Exercise objective:
Without further comment, state how many lines in the listing below contain the word "this".

======== Information given

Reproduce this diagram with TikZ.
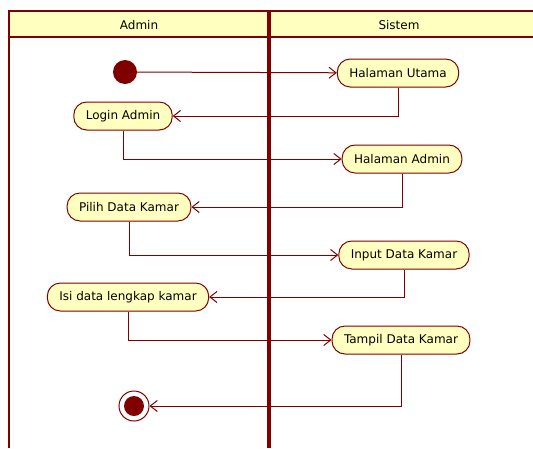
\documentclass[tikz,border=0pt]{standalone}
\usepackage{fontspec}
\setmainfont{DejaVu Sans}
\usetikzlibrary{arrows.meta}
\definecolor{lanered}{RGB}{128,0,0}
\definecolor{actyellow}{RGB}{255,255,192}

\begin{document}
\begin{tikzpicture}[x=1pt,y=-1pt,
    action/.style={draw=lanered,fill=actyellow,line width=1pt,rounded corners=13pt,minimum height=28pt,
                   inner xsep=12pt,font=\fontsize{12}{14}\selectfont},
    flow/.style={draw=lanered,line width=1pt,-{Straight Barb[length=7pt,width=11pt]}}]
				\useasboundingbox (0,0) rectangle (533,448);
				% Swimlanes
				\fill[actyellow] (9,11) rectangle (533,37);
				\draw[lanered,line width=2.5pt] (533,11) -- (9,11) -- (9,448);
				\draw[lanered,line width=2pt] (9,37) -- (533,37);
				\draw[lanered,line width=4.5pt] (269,11) -- (269,448);
				\node[font=\fontsize{12}{14}\selectfont] (laneadmin) at (139,25) {Admin};
				\node[font=\fontsize{12}{14}\selectfont] (lanesistem) at (399,25) {Sistem};
				
				% Start and end
				\node[circle,fill=lanered,minimum size=24pt,inner sep=0pt] (start) at (125,72) {};
				\node[circle,draw=lanered,fill=white,minimum size=30pt,inner sep=0pt,line width=1pt] (end) at (134,406) {};
				\fill[lanered] (end.center) circle (10pt);
				
				% Activities
				\node[action] (utama) at (398,73) {Halaman Utama};
				\node[action] (login) at (123,116) {Login Admin};
				\node[action] (hadmin) at (402,159) {Halaman Admin};
				\node[action] (pilih) at (129,207) {Pilih Data Kamar};
				\node[action] (input) at (404,255) {Input Data Kamar};
				\node[action] (isi) at (128,297) {Isi data lengkap kamar};
				\node[action] (tampil) at (401,340) {Tampil Data Kamar};
				
				% Flows
				\draw[flow] (start) -- (utama);
				\draw[flow] (utama) |- (login);
				\draw[flow] (login) |- (hadmin);
				\draw[flow] (hadmin) |- (pilih);
				\draw[flow] (pilih) |- (input);
				\draw[flow] (input) |- (isi);
				\draw[flow] (isi) |- (tampil);
				\draw[flow] (tampil) |- (end);
			\end{tikzpicture}
\end{document}
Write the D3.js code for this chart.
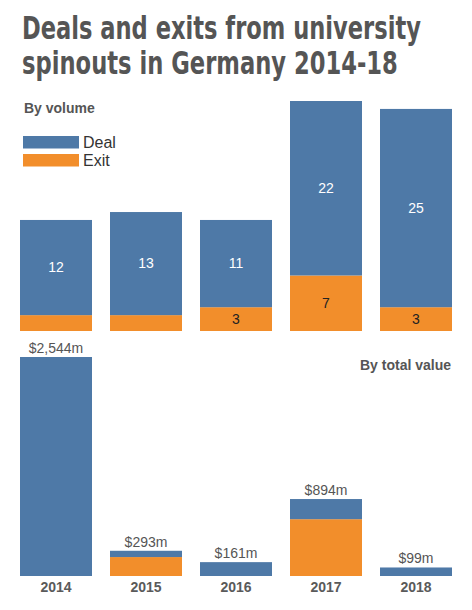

================

Reply:
2